A safe electrical system relies on a properly sized and installed equipment grounding conductor (EGC). A 30-amp circuit is commonly used for high-demand 240-volt appliances, such as electric clothes dryers, small welding machines, or high-capacity electric water heaters. The EGC, often called the ground wire, is a non-current-carrying path designed to protect people and property by quickly clearing a ground fault. When a live wire accidentally touches a metal enclosure, the EGC provides a low-resistance path for the surge of fault current to return to the source. This surge instantly trips the circuit breaker, de-energizing the circuit and eliminating the shock hazard.
Required Ground Wire Size
The minimum size for the equipment grounding conductor is determined by the rating of the overcurrent protective device, which is the 30-amp circuit breaker, not the appliance’s load. For a circuit protected by a 30-amp breaker, the National Electrical Code (NEC) specifies the minimum required size for the EGC. This mandatory size is 10 American Wire Gauge (AWG) for copper wire.
If aluminum or copper-clad aluminum is used for the EGC, the minimum size must be 8 AWG. This difference reflects aluminum’s lower conductivity compared to copper, requiring a thicker wire to achieve the same safety standard.
The standard current-carrying conductors (hot and neutral) for a 30-amp circuit are also typically 10 AWG copper wire. Therefore, the equipment grounding conductor is generally the same size as the power conductors. Using a larger ground wire than the required minimum is permissible and beneficial, as it provides an even lower-resistance path for fault current. Upsizing the EGC is rarely necessary unless the current-carrying conductors have been increased to compensate for voltage drop over a long distance.
Why Ground Wires Are Sized Differently
The rationale behind EGC sizing is rooted in fault current dynamics, which differ fundamentally from the continuous current carried by hot and neutral wires. Hot and neutral conductors carry the normal operating current and are sized based on the continuous load they must handle without overheating. The EGC, in contrast, is not intended to carry any current during normal operation.
The EGC’s sole function is to carry a massive, momentary surge of current during a ground fault. This fault current is much higher than the circuit’s rated current, but it flows only long enough for the circuit breaker to trip magnetically. Because the fault condition is temporary, the ground wire does not need the same continuous ampacity rating as the power wires.

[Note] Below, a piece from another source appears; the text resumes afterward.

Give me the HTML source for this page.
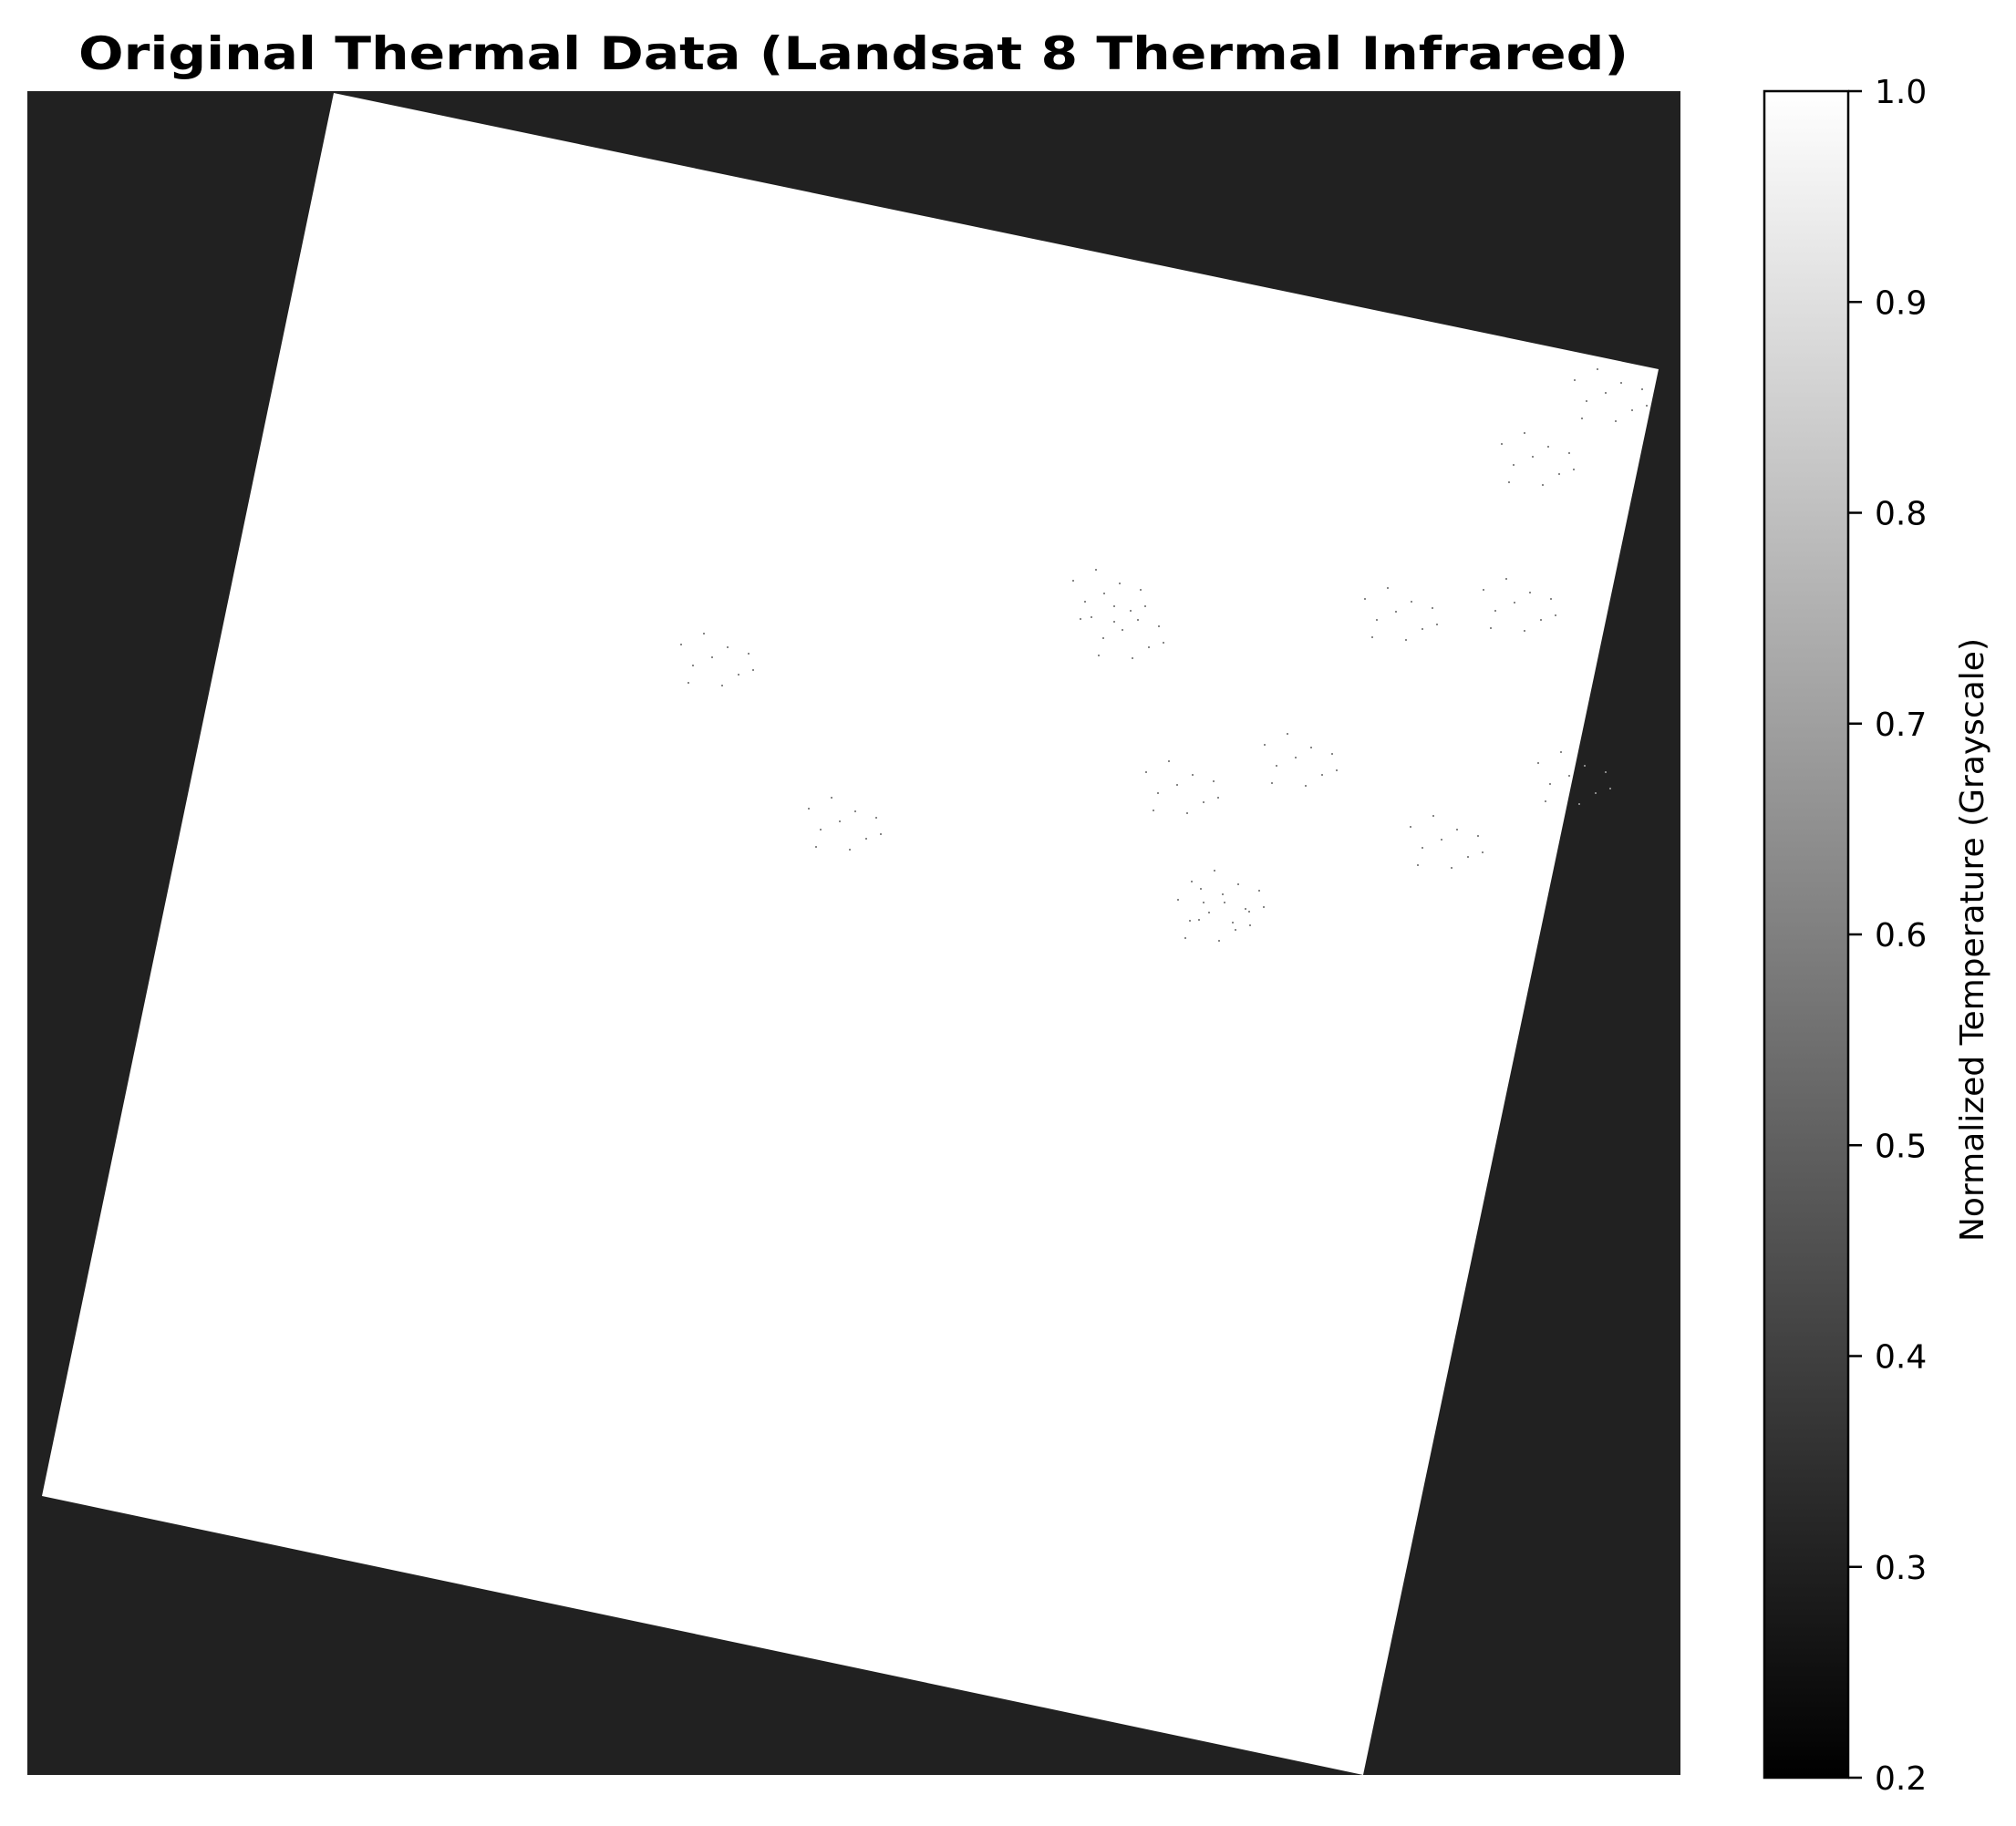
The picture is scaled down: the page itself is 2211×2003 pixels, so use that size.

The size of the EGC is selected from NEC Table 250.122 based on the breaker rating, which determines the maximum fault current the wire must safely conduct. Proper sizing ensures the EGC’s resistance is low enough to allow the fault current to flow rapidly, creating an imbalance that forces the breaker to open instantly. This low-impedance path prevents a voltage buildup on the metal frame of the appliance. If the ground wire were too small, its higher resistance would impede the fault current, potentially delaying the breaker trip and allowing the wire to overheat before the hazard is cleared.
Proper Installation and Safety Checks
Correct installation of the equipment grounding conductor ensures the safety function of the circuit. The ground wire must establish a continuous, low-impedance path from the metal frame of the appliance back to the main electrical panel. At the appliance, the EGC should be securely connected to the designated green terminal screw or the equipment chassis.
In the electrical panel or junction box, the EGC must terminate on the grounding bar, which is bonded to the panel enclosure and connected back to the electrical service’s earth ground. A common error is connecting the EGC to the neutral bar in a subpanel, as this improperly mixes the fault current path with the normal current return path. This connection should only occur at the main service entrance.
A visual inspection should confirm that all connection points—at the appliance, in junction boxes, and at the panel—are tight and secure, since loose connections increase resistance and compromise the safety path. For 240-volt appliances like dryers and ranges, modern installations require a four-wire circuit: two hot conductors, a neutral conductor, and a dedicated equipment grounding conductor. This dedicated EGC is an improvement over older three-wire systems, providing a separate and reliable path to mitigate shock hazards.